-- Begin INFORMATION SUPPLIED --

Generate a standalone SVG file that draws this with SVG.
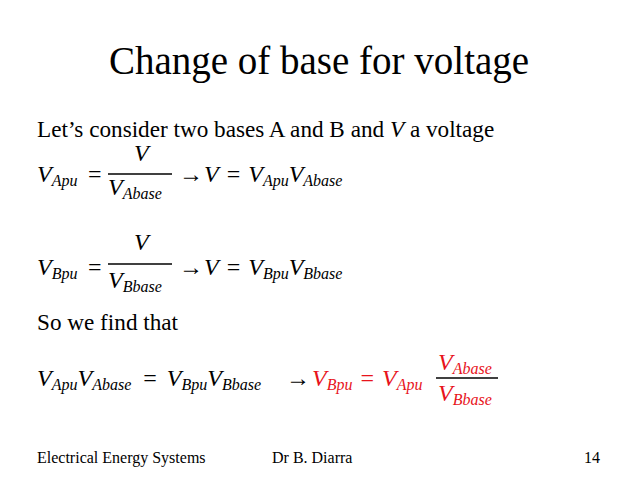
<svg xmlns="http://www.w3.org/2000/svg" width="638" height="478" viewBox="0 0 638 478">
<style>
.t{font-family:"Liberation Serif",serif;fill:#000}
.m{font-family:"Liberation Serif",serif;font-style:italic;font-size:24px;fill:#000}
.n{font-style:normal}
.s{font-size:16px}
.r{fill:#e8141c}
.ln{stroke:#000;stroke-width:1.3}
</style>
<rect width="638" height="478" fill="#fff"/>
<text class="t" x="319" y="74" font-size="39" text-anchor="middle">Change of base for voltage</text>
<text class="t" x="37" y="137" font-size="23.2">Let’s consider two bases A and B and <tspan font-style="italic">V</tspan> a voltage</text>
<g id="eq1">
<text class="m" x="37" y="182">V<tspan class="s" dy="4">Apu</tspan></text>
<text class="m n" x="88" y="182">=</text>
<text class="m" x="134" y="161">V</text>
<line class="ln" x1="108" y1="174" x2="172" y2="174"/>
<text class="m" x="108" y="195">V<tspan class="s" dy="4">Abase</tspan></text>
<text class="m n" x="179" y="182">→</text>
<text class="m" x="204" y="182">V<tspan class="n" dx="8">=</tspan><tspan dx="8">V</tspan><tspan class="s" dy="4">Apu</tspan><tspan dy="-4">V</tspan><tspan class="s" dy="4">Abase</tspan></text>
</g>
<g id="eq2">
<text class="m" x="37" y="275">V<tspan class="s" dy="4">Bpu</tspan></text>
<text class="m n" x="88" y="275">=</text>
<text class="m" x="134" y="250">V</text>
<line class="ln" x1="108" y1="264" x2="172" y2="264"/>
<text class="m" x="108" y="288">V<tspan class="s" dy="4">Bbase</tspan></text>
<text class="m n" x="179" y="275">→</text>
<text class="m" x="204" y="275">V<tspan class="n" dx="8">=</tspan><tspan dx="8">V</tspan><tspan class="s" dy="4">Bpu</tspan><tspan dy="-4">V</tspan><tspan class="s" dy="4">Bbase</tspan></text>
</g>
<text class="t" x="37" y="330" font-size="23.2">So we find that</text>
<g id="eq3">
<text class="m" x="37" y="386">V<tspan class="s" dy="4">Apu</tspan><tspan dy="-4">V</tspan><tspan class="s" dy="4">Abase</tspan><tspan dy="-4" class="n" dx="12">=</tspan><tspan dx="10">V</tspan><tspan class="s" dy="4">Bpu</tspan><tspan dy="-4">V</tspan><tspan class="s" dy="4">Bbase</tspan></text>
<text class="m n" x="286" y="386">→</text>
<text class="m r" x="312" y="386">V<tspan class="s" dy="4">Bpu</tspan><tspan dy="-4" class="n" dx="8">=</tspan><tspan dx="8">V</tspan><tspan class="s" dy="4">Apu</tspan></text>
<text class="m r" x="438" y="370">V<tspan class="s" dy="4">Abase</tspan></text>
<line class="ln" x1="436" y1="378" x2="498" y2="378" stroke="#e8141c"/>
<text class="m r" x="438" y="401">V<tspan class="s" dy="4">Bbase</tspan></text>
</g>
<text class="t" x="37" y="463" font-size="16">Electrical Energy Systems</text>
<text class="t" x="272" y="463" font-size="16">Dr B. Diarra</text>
<text class="t" x="584" y="463" font-size="16">14</text>
</svg>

-- End INFORMATION SUPPLIED --

* **TASK STATEMENT**
Write the lines above out again exactly, without any of their pictures.

* **RESULT**
Generate a standalone SVG file that draws this with SVG.
<svg xmlns="http://www.w3.org/2000/svg" width="638" height="478" viewBox="0 0 638 478">
<style>
.t{font-family:"Liberation Serif",serif;fill:#000}
.m{font-family:"Liberation Serif",serif;font-style:italic;font-size:24px;fill:#000}
.n{font-style:normal}
.s{font-size:16px}
.r{fill:#e8141c}
.ln{stroke:#000;stroke-width:1.3}
</style>
<rect width="638" height="478" fill="#fff"/>
<text class="t" x="319" y="74" font-size="39" text-anchor="middle">Change of base for voltage</text>
<text class="t" x="37" y="137" font-size="23.2">Let’s consider two bases A and B and <tspan font-style="italic">V</tspan> a voltage</text>
<g id="eq1">
<text class="m" x="37" y="182">V<tspan class="s" dy="4">Apu</tspan></text>
<text class="m n" x="88" y="182">=</text>
<text class="m" x="134" y="161">V</text>
<line class="ln" x1="108" y1="174" x2="172" y2="174"/>
<text class="m" x="108" y="195">V<tspan class="s" dy="4">Abase</tspan></text>
<text class="m n" x="179" y="182">→</text>
<text class="m" x="204" y="182">V<tspan class="n" dx="8">=</tspan><tspan dx="8">V</tspan><tspan class="s" dy="4">Apu</tspan><tspan dy="-4">V</tspan><tspan class="s" dy="4">Abase</tspan></text>
</g>
<g id="eq2">
<text class="m" x="37" y="275">V<tspan class="s" dy="4">Bpu</tspan></text>
<text class="m n" x="88" y="275">=</text>
<text class="m" x="134" y="250">V</text>
<line class="ln" x1="108" y1="264" x2="172" y2="264"/>
<text class="m" x="108" y="288">V<tspan class="s" dy="4">Bbase</tspan></text>
<text class="m n" x="179" y="275">→</text>
<text class="m" x="204" y="275">V<tspan class="n" dx="8">=</tspan><tspan dx="8">V</tspan><tspan class="s" dy="4">Bpu</tspan><tspan dy="-4">V</tspan><tspan class="s" dy="4">Bbase</tspan></text>
</g>
<text class="t" x="37" y="330" font-size="23.2">So we find that</text>
<g id="eq3">
<text class="m" x="37" y="386">V<tspan class="s" dy="4">Apu</tspan><tspan dy="-4">V</tspan><tspan class="s" dy="4">Abase</tspan><tspan dy="-4" class="n" dx="12">=</tspan><tspan dx="10">V</tspan><tspan class="s" dy="4">Bpu</tspan><tspan dy="-4">V</tspan><tspan class="s" dy="4">Bbase</tspan></text>
<text class="m n" x="286" y="386">→</text>
<text class="m r" x="312" y="386">V<tspan class="s" dy="4">Bpu</tspan><tspan dy="-4" class="n" dx="8">=</tspan><tspan dx="8">V</tspan><tspan class="s" dy="4">Apu</tspan></text>
<text class="m r" x="438" y="370">V<tspan class="s" dy="4">Abase</tspan></text>
<line class="ln" x1="436" y1="378" x2="498" y2="378" stroke="#e8141c"/>
<text class="m r" x="438" y="401">V<tspan class="s" dy="4">Bbase</tspan></text>
</g>
<text class="t" x="37" y="463" font-size="16">Electrical Energy Systems</text>
<text class="t" x="272" y="463" font-size="16">Dr B. Diarra</text>
<text class="t" x="584" y="463" font-size="16">14</text>
</svg>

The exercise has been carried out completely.